One other student and I were so excited about rappelling the forty feet off the rock that we did it three times. Everyone else did it twice, but we were first, and then we were standing at the bottom looking up longingly as the others finished up, so they let us do it again.

"You are a pro," my instructor's fiancee said, down at the bottom, as I finished my rappel, leaned fully back like I was sitting in a chair. 

"It's so much fun!" I said.

I was trying to explain it to someone the other day: I can't do sports that require much in the way of hand-eye coordination, which rules out most team sports. But give me a sport that requires fearlessness and a willingness to work hard, and I'm in. (See martial arts. See also mountaineering.)

14 April 2016

defeated by the children, again

Scenes from a trampoline park:


1. 

J. went running off to try something. The trampoline lifeguard dashed after him. 

"I think he forgot about the no running," I said. 

"First I thought he was running because a kid got hurt," the TL said. "Then I remembered that you two didn't come with any kids."

"You're making quite an assumption there, thinking he's not a kid," I said. 

"I kind of got that," the TL said. 

(J. found this hilarious. I am saying nothing here that I have not already said to him.)


2. 

J. fell into the air pit while trying to walk along a challenge tunnel, one foot on each wall. 

He crawled across the pit and managed to hoist himself out. 

Across the pit, a kid fell into it and stood up, walking effortlessly on the air. 


3. 

I dropped into the air pit just to see how it felt. (Weird.) 

When I clambered laboriously out, there was a girl with dark red-blonde hair staring at me. 

"You're supposed to wear closed-toe shoes to go in there," she said sternly, and pointed at the sign not three feet from me."

"Oh," I said. "You're right. You also have to be four feet tall. Do you do this one? Are you four feet tall?"

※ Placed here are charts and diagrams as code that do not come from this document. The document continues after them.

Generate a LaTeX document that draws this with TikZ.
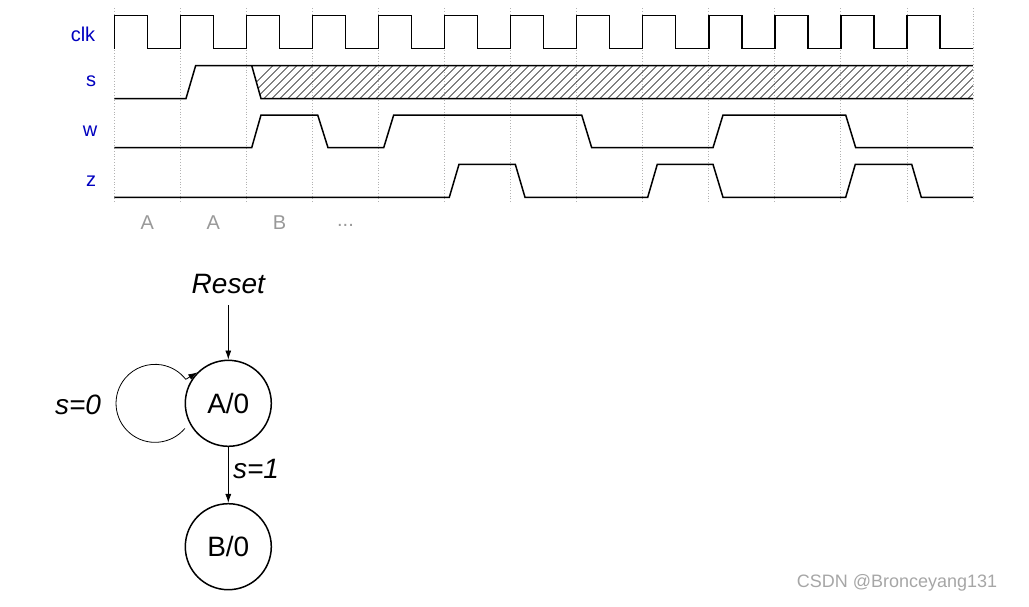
\documentclass[tikz,border=0pt]{standalone}
\usepackage{fontspec}
\setmainfont{Liberation Sans}
\usetikzlibrary{arrows.meta}
\begin{document}
\begin{tikzpicture}[x=1pt,y=-1pt,
  sig/.style={line width=1.5pt,line join=miter},
  lbl/.style={text=blue!75!black,font=\fontsize{20}{20}\selectfont},
  st/.style={gray!80,font=\fontsize{20}{20}\selectfont},
  state/.style={circle,draw,line width=1.5pt,minimum size=86pt,inner sep=0pt,font=\fontsize{28}{28}\selectfont},
  it/.style={font=\fontsize{28}{28}\selectfont\itshape},
  arr/.style={-{Latex[length=9pt,width=6pt]},line width=0.8pt}]
\useasboundingbox (0,0) rectangle (1029,606);
\def\P{66.05}
% dotted grid
\foreach \k in {0,...,13} \draw[gray!60,dotted,line width=0.8pt] (114.3+\k*\P,8) -- (114.3+\k*\P,202);
% labels
\node[lbl] (lclk) at (83,34) {clk};
\node[lbl] (ls) at (91,81) {s};
\node[lbl] (lw) at (90,131) {w};
\node[lbl] (lz) at (91,181) {z};
% clock
\draw[sig] (114.3,48.7) \foreach \k in {0,...,12} {-- (114.3+\k*\P,15.7) -- (147.3+\k*\P,15.7) -- (147.3+\k*\P,48.7) -- (180.35+\k*\P,48.7)} -- (972.9,48.7);
% s
\begin{scope}
\clip (251.7,65.5) -- (972.9,65.5) -- (972.9,98.5) -- (261,98.5) -- cycle;
\foreach \i in {0,...,95} \draw[line width=0.6pt] (240+\i*8,98.5) -- (273+\i*8,65.5);
\end{scope}
\draw[sig] (114.3,98.5) -- (186,98.5) -- (195.7,65.5) -- (972.9,65.5);
\draw[sig] (251.7,65.5) -- (261,98.5) -- (972.9,98.5);
% w
\draw[sig] (114.3,147.7) -- (251.7,147.7) -- (261,115) -- (317.7,115) -- (328,147.7) -- (383.7,147.7) -- (393.7,115) -- (581.7,115) -- (591.7,147.7) -- (713,147.7) -- (723,115) -- (845.7,115) -- (855.7,147.7) -- (972.9,147.7);
% z
\draw[sig] (114.3,197.3) -- (449.3,197.3) -- (459,164.3) -- (515.3,164.3) -- (525,197.3) -- (647.7,197.3) -- (657.3,164.3) -- (713,164.3) -- (723,197.3) -- (845.7,197.3) -- (855.3,164.3) -- (911.7,164.3) -- (921.3,197.3) -- (972.9,197.3);
% state letters
\node[st] (t1) at (147.3,223) {A};
\node[st] (t2) at (213.4,223) {A};
\node[st] (t3) at (279.5,223) {B};
\node[st] (t4) at (345.5,225) {...};
% FSM
\node[it] (reset) at (228.3,284) {Reset};
\node[state] (A) at (228.3,403.3) {A/0};
\node[state] (B) at (228.3,546.7) {B/0};
\coordinate (r0) at (228.3,305);
\draw[arr] (r0) -- (A.north);
\draw[arr] (A.south) -- node[it,right,pos=0.4,xshift=1pt] (s1) {s=1} (B.north);
\draw[line width=0.8pt] (184.9,428.4) arc[start angle=40,end angle=322,radius=39] coordinate (le);
\draw[arr] (le) -- (A.135);
\node[it] (s0) at (78,405) {s=0};
\node[gray!70,font=\fontsize{18}{18}\selectfont] (wm) at (897,583) {CSDN @Bronceyang131};
\end{tikzpicture}
\end{document}
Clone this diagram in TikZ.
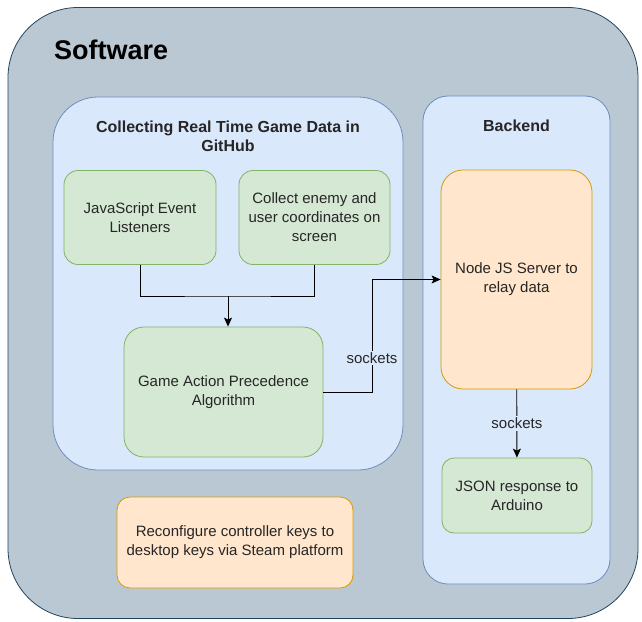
\documentclass[tikz,border=0pt]{standalone}
\usepackage{fontspec}
\setmainfont{Liberation Sans}
\usepackage{xcolor}
\usepackage{tikz}
\usetikzlibrary{arrows.meta, positioning, calc}
\definecolor{swfill}{HTML}{BAC8D3}
\definecolor{swline}{HTML}{23445D}
\definecolor{bgblue}{HTML}{DAE8FC}
\definecolor{lnblue}{HTML}{6C8EBF}
\definecolor{bggreen}{HTML}{D5E8D4}
\definecolor{lngreen}{HTML}{82B366}
\definecolor{bgorange}{HTML}{FFE6CC}
\definecolor{lnorange}{HTML}{D79B00}

\begin{document}
\begin{tikzpicture}[x=1pt, y=-1pt,
  box/.style={draw, line width=0.8pt, align=center, inner sep=0pt,
    font=\fontsize{15}{19}\selectfont, text=black!85},
  greenbox/.style={box, fill=bggreen, draw=lngreen},
  orangebox/.style={box, fill=bgorange, draw=lnorange},
  panel/.style={draw=lnblue, fill=bgblue, line width=0.8pt, inner sep=0pt},
  title/.style={font=\bfseries\fontsize{16}{19}\selectfont, align=center, text=black!85},
  link/.style={-{Stealth[length=9pt,width=8pt,inset=2pt]}, line width=0.9pt},
  lbl/.style={fill=bgblue, font=\fontsize{15}{19}\selectfont, inner sep=1.5pt, text=black!85}]

\useasboundingbox (0,0) rectangle (642,621);

% Outer frame
\node[draw=swline, fill=swfill, line width=0.8pt, rounded corners=70pt,
  minimum width=630pt, minimum height=611pt, inner sep=0pt] (software) at (323,313) {};
\node[anchor=base west, inner sep=0pt, font=\bfseries\fontsize{27}{32}\selectfont] (swtitle) at (54,59) {Software};

% Game data panel
\node[panel, rounded corners=45pt, minimum width=350pt, minimum height=373pt] (collect) at (228,283.5) {};
\node[title] (collecttitle) at (228,136) {Collecting Real Time Game Data in\\GitHub};

% Backend panel
\node[panel, rounded corners=25pt, minimum width=187pt, minimum height=488pt] (backend) at (516.5,340) {};
\node[title] (backendtitle) at (516.5,126) {Backend};

% Browser side
\node[greenbox, rounded corners=14pt, minimum width=152pt, minimum height=94pt] (listeners) at (140,217.5) {JavaScript Event\\Listeners};
\node[greenbox, rounded corners=14pt, minimum width=151pt, minimum height=94pt] (coords) at (314.5,217.5) {Collect enemy and\\user coordinates on\\screen};
\node[greenbox, rounded corners=20pt, minimum width=199pt, minimum height=130pt] (precedence) at (223.5,392) {Game Action Precedence\\Algorithm};

% Server side
\node[orangebox, rounded corners=22pt, minimum width=151pt, minimum height=219pt] (server) at (516.5,279.5) {Node JS Server to\\relay data};
\node[greenbox, rounded corners=12pt, minimum width=150pt, minimum height=75pt] (json) at (517,495.5) {JSON response to\\Arduino};

% Controller mapping
\node[orangebox, rounded corners=13pt, minimum width=236pt, minimum height=91pt] (steam) at (235,542.5) {Reconfigure controller keys to\\desktop keys via Steam platform};

% Both inputs merge into the algorithm
\coordinate (join) at (228,296);
\draw[line width=0.9pt] (listeners.south) |- (join) -| (coords.south);
\draw[link] (join) -- (join |- precedence.north);

% Sockets
\coordinate (hop) at (372,0);
\draw[link] (precedence.east) -| node[lbl, pos=0.65] {sockets} (hop |- server.west) -- (server.west);
\draw[link] (server) -- node[lbl] {sockets} (json);
\end{tikzpicture}
\end{document}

She gravely stood with her back to the sign. She was about 1/4 inch over 4 feet tall.

Then she showed me her caramel apple lollipop. 

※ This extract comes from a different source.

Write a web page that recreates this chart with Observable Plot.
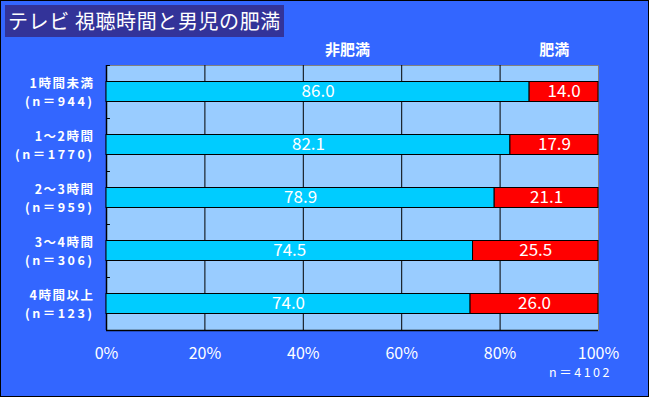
<!DOCTYPE html>
<html><head><meta charset="utf-8">
<script src="https://cdn.jsdelivr.net/npm/d3@7"></script>
<script src="https://cdn.jsdelivr.net/npm/@observablehq/plot@0.6"></script>
<style>
html,body{margin:0;padding:0;background:#3366FF;}
#wrap{position:relative;width:649px;height:397px;overflow:hidden;background:#3366FF;font-family:"Noto Sans CJK JP","Noto Sans",sans-serif;}
#border{position:absolute;left:0;top:0;width:649px;height:397px;box-sizing:border-box;border:1px solid #000;pointer-events:none;}
#title{position:absolute;left:5px;top:5px;width:279px;height:32px;background:#333399;color:#fff;font-size:20px;line-height:32px;white-space:nowrap;padding-left:3px;box-sizing:border-box;letter-spacing:0.6px;}
#chart svg{display:block;}
</style></head>
<body>
<div id="wrap"><div id="chart"></div><div id="title">テレビ 視聴時間と男児の肥満</div><div id="border"></div></div>
<script>
const categories = ["1時間未満","1～2時間","2～3時間","3～4時間","4時間以上"];
const sampleSizes = ["(n＝944)","(n＝1770)","(n＝959)","(n＝306)","(n＝123)"];
const seriesNames = ["非肥満","肥満"];
const nonObese = [86.0, 82.1, 78.9, 74.5, 74.0];
const obese = [14.0, 17.9, 21.1, 25.5, 26.0];
const xTicks = [0, 20, 40, 60, 80, 100];
const gridTicks = [20, 40, 60, 80];
const totalN = "n＝4102";
const colors = ["#00CCFF", "#FF0000"];

const rows = [];
categories.forEach((c, i) => {
  rows.push({cat: c, series: seriesNames[0], x1: 0, x2: nonObese[i], v: nonObese[i]});
  rows.push({cat: c, series: seriesNames[1], x1: nonObese[i], x2: nonObese[i] + obese[i], v: obese[i]});
});
const catRows = categories.map((c, i) => ({cat: c, n: sampleSizes[i]}));
const band = (330 - 65) / categories.length;

const plot = Plot.plot({
  width: 649, height: 397,
  marginLeft: 106, marginRight: 51, marginTop: 65, marginBottom: 67,
  style: {background: "transparent", fontFamily: '"Noto Sans CJK JP","Noto Sans",sans-serif'},
  x: {domain: [0, 100], axis: null},
  y: {domain: categories, type: "band", padding: 0, axis: null},
  color: {domain: seriesNames, range: colors},
  marks: [
    Plot.frame({fill: "#99CCFF", stroke: "#808080"}),
    Plot.ruleX(gridTicks, {stroke: "#000", strokeWidth: 1}),
    Plot.ruleX([0], {stroke: "#000", strokeWidth: 1.5}),
    Plot.ruleY([categories[categories.length - 1]], {x1: 0, x2: 100, dy: band / 2, stroke: "#000", strokeWidth: 1.5}),
    Plot.ruleY(categories, {x1: 0, x2: 0.8, dy: -band / 2, stroke: "#000"}),
    Plot.barX(rows, {x1: "x1", x2: "x2", y: "cat", fill: "series", stroke: "#000", strokeWidth: 1, insetTop: 16.5, insetBottom: 16.5}),
    Plot.text(rows, {x: d => (d.x1 + d.x2) / 2, y: "cat", text: d => d.v.toFixed(1), fill: "#fff", fontSize: 17, ariaDescription: "values"}),
    Plot.text(catRows, {x: 0, y: "cat", text: "cat", dx: -12, dy: -8.5, textAnchor: "end", fill: "#fff", fontSize: 12.5, fontWeight: "bold", ariaDescription: "ylab1"}),
    Plot.text(catRows, {x: 0, y: "cat", text: "n", dx: -12, dy: 9.5, textAnchor: "end", fill: "#fff", fontSize: 12.5, fontWeight: "bold", ariaDescription: "ylab2"}),
    Plot.text(xTicks, {x: d => d, frameAnchor: "bottom", dy: 28, text: d => d + "%", fill: "#fff", fontSize: 16}),
    Plot.text([totalN], {x: 100, frameAnchor: "bottom", dy: 46, dx: -18, text: d => d, fill: "#fff", fontSize: 12.5, ariaDescription: "total"}),
    Plot.text(seriesNames, {x: (d, i) => i === 0 ? 49 : 91, frameAnchor: "top", dy: -21, text: d => d, fill: "#fff", fontSize: 15, fontWeight: "bold"})
  ]
});
d3.select(plot).selectAll("g[aria-description=ylab1] text").attr("letter-spacing", "1.5px");
d3.select(plot).selectAll("g[aria-description=ylab2] text").attr("letter-spacing", "2.5px");
d3.select(plot).selectAll("g[aria-description=total] text").attr("letter-spacing", "2.5px");
document.getElementById("chart").appendChild(plot);
</script>
</body></html>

"Those are my favorite, too," I told her.


4. 

I jumped off a ledge onto a trampoline, but my knees gave out and I fell. I rolled into a ball and stayed there.

I finally moved when I heard the TL coming over, expecting him to yell at me for lying down. 

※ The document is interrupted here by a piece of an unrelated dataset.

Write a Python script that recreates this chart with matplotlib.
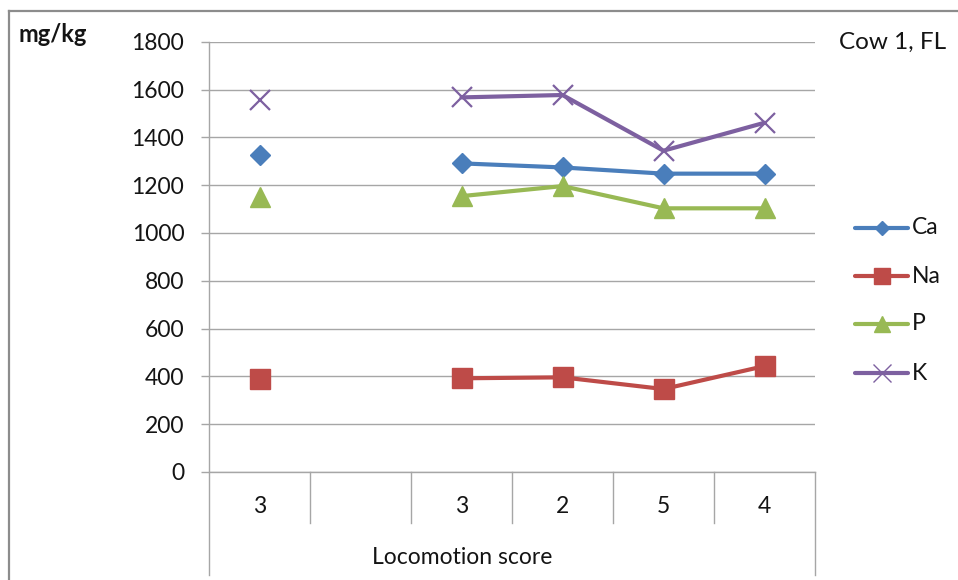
import matplotlib
matplotlib.use("Agg")
import matplotlib.pyplot as plt
import numpy as np
from matplotlib.lines import Line2D
from matplotlib.transforms import blended_transform_factory

plt.rcParams['font.family'] = ['Lato', 'DejaVu Sans']

# Data
categories = ["3", "", "3", "2", "5", "4"]
series_names = ["Ca", "Na", "P", "K"]
ca = [1326, np.nan, 1291, 1274, 1248, 1248]
na = [389, np.nan, 392, 396, 347, 443]
p = [1151, np.nan, 1154, 1196, 1103, 1103]
k = [1556, np.nan, 1567, 1577, 1344, 1461]
y_ticks = [0, 200, 400, 600, 800, 1000, 1200, 1400, 1600, 1800]

colors = ["#4A7EBB", "#BE4B48", "#98B954", "#7D60A0"]
markers = ["D", "s", "^", "x"]
msizes = [10.5, 15, 15, 14]
values = [ca, na, p, k]

W, H = 958, 580
fig = plt.figure(figsize=(W / 100, H / 100), dpi=100)
fig.patch.set_facecolor("white")

x0, x1 = 209, 815
ytop, ybot = 41.7, 472
ax = fig.add_axes([x0 / W, (H - ybot) / H, (x1 - x0) / W, (ybot - ytop) / H])

grid_c = "#A6A6A6"
text_c = "#141414"
xs = np.arange(len(categories))

for vals, c, m, ms in zip(values, colors, markers, msizes):
    v = np.array(vals, dtype=float)
    # connected segment (categories after the gap)
    ax.plot(xs, v, color=c, lw=3.0, solid_capstyle="round", zorder=3)
    kw = dict(color=c, marker=m, ms=ms, ls="none", zorder=4)
    if m == "x":
        kw.update(mew=1.6)
    else:
        kw.update(mec=c)
    ax.plot(xs, v, **kw)

ax.set_xlim(-0.5, len(categories) - 0.5)
ax.set_ylim(0, 1800)
ax.set_yticks(y_ticks)
ax.set_yticklabels([str(t) for t in y_ticks], fontsize=16.5, color=text_c)
ax.tick_params(axis="y", length=5.8, width=1.0, color=grid_c, pad=12)
ax.tick_params(axis="x", length=0, labelbottom=False)
ax.grid(axis="y", color=grid_c, lw=1.0, zorder=0)
ax.set_axisbelow(True)
for s in ["top", "right"]:
    ax.spines[s].set_visible(False)
ax.spines["bottom"].set_color(grid_c)
ax.spines["bottom"].set_linewidth(1.0)
ax.spines["left"].set_visible(False)

# axis line on the left, running down through the category band
ax_h = ybot - ytop
low_frac = -(575 - ybot) / ax_h
sep_frac = -(523 - ybot) / ax_h
trans = blended_transform_factory(ax.transData, ax.transAxes)
ax.plot([-0.5, -0.5], [low_frac, 1], transform=trans,
        color=grid_c, lw=1.0, clip_on=False, zorder=1)
for b in np.arange(0.5, len(categories) - 0.5, 1.0):
    ax.plot([b, b], [sep_frac, 0], transform=trans, color=grid_c, lw=1.0, clip_on=False)
ax.plot([len(categories) - 0.5] * 2, [low_frac, 0], transform=trans, color=grid_c, lw=1.0, clip_on=False)

cat_frac = -(506.5 - ybot) / ax_h
for x, lab in zip(xs, categories):
    ax.text(x, cat_frac, lab, transform=trans, ha="center", va="center", fontsize=16.5, color=text_c)

ax.text((461.7 - x0) / (x1 - x0), -(557 - ybot) / ax_h, "Locomotion score",
        transform=ax.transAxes, ha="center", va="center", fontsize=16.5, color=text_c)

# chart titles
fig.text(18 / W, 1 - 35 / H, "mg/kg", fontsize=17, fontweight="bold", color=text_c, ha="left", va="center")
fig.text(839 / W, 1 - 42 / H, "Cow 1, FL", fontsize=17.5, color=text_c, ha="left", va="center")

# outer chart border
fig.add_artist(Line2D([9 / W, 9 / W], [0, 1 - 11 / H], color="#8C8C8C", lw=1.6))
fig.add_artist(Line2D([9 / W, 1], [1 - 11 / H, 1 - 11 / H], color="#8C8C8C", lw=1.6))

# legend
leg_y = [228, 276, 324, 373]
leg_ms = [7.6, 12, 12, 13]
for name, c, m, ms, ly in zip(series_names, colors, markers, leg_ms, leg_y):
    yf = 1 - ly / H
    fig.add_artist(Line2D([855 / W, 908 / W], [yf, yf], color=c, lw=3.0, solid_capstyle="round"))
    mk = dict(color=c, marker=m, ms=ms, ls="none")
    if m == "x":
        mk.update(mew=1.0)
    fig.add_artist(Line2D([881.5 / W], [yf], **mk))
    fig.text(912 / W, yf, name, fontsize=16.5, color=text_c, ha="left", va="center")

fig.savefig("out.png", dpi=100, facecolor="white")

"Oh, good," the TL said. "You aren't dead."

"She's just embarrassed," J. said.


5. 

J.'s list of injuries grew: 


  1. He slammed into the ledge as he bounced back toward it (arm). 
  2. He bounced on his head (neck).
  3. He got rug burn all over his feet, knees, and elbows. 
  4. That pulled muscle he already had in his thigh, from softball and all the other sports. 
"I'm so old," he said on one of the injury-recovery breaks. "Why would you want to date an old broken guy?"

(That's funny because he's younger than me.)


6. 

"You guys lasted a lot longer than most adults," the TL said. "Most people over the age of, like, 18, give up after an hour. It was a mistake, though. You'll regret it tomorrow. It was a mistake."


7. 

"Was that in the 1950s?" I asked J., today, when he told me the name of his first girlfriend. "That would be a good 50s name."

"The way I feel today, it might have been," he said.

...

(We actually both feel better than we expected. Trampolines are hard work.)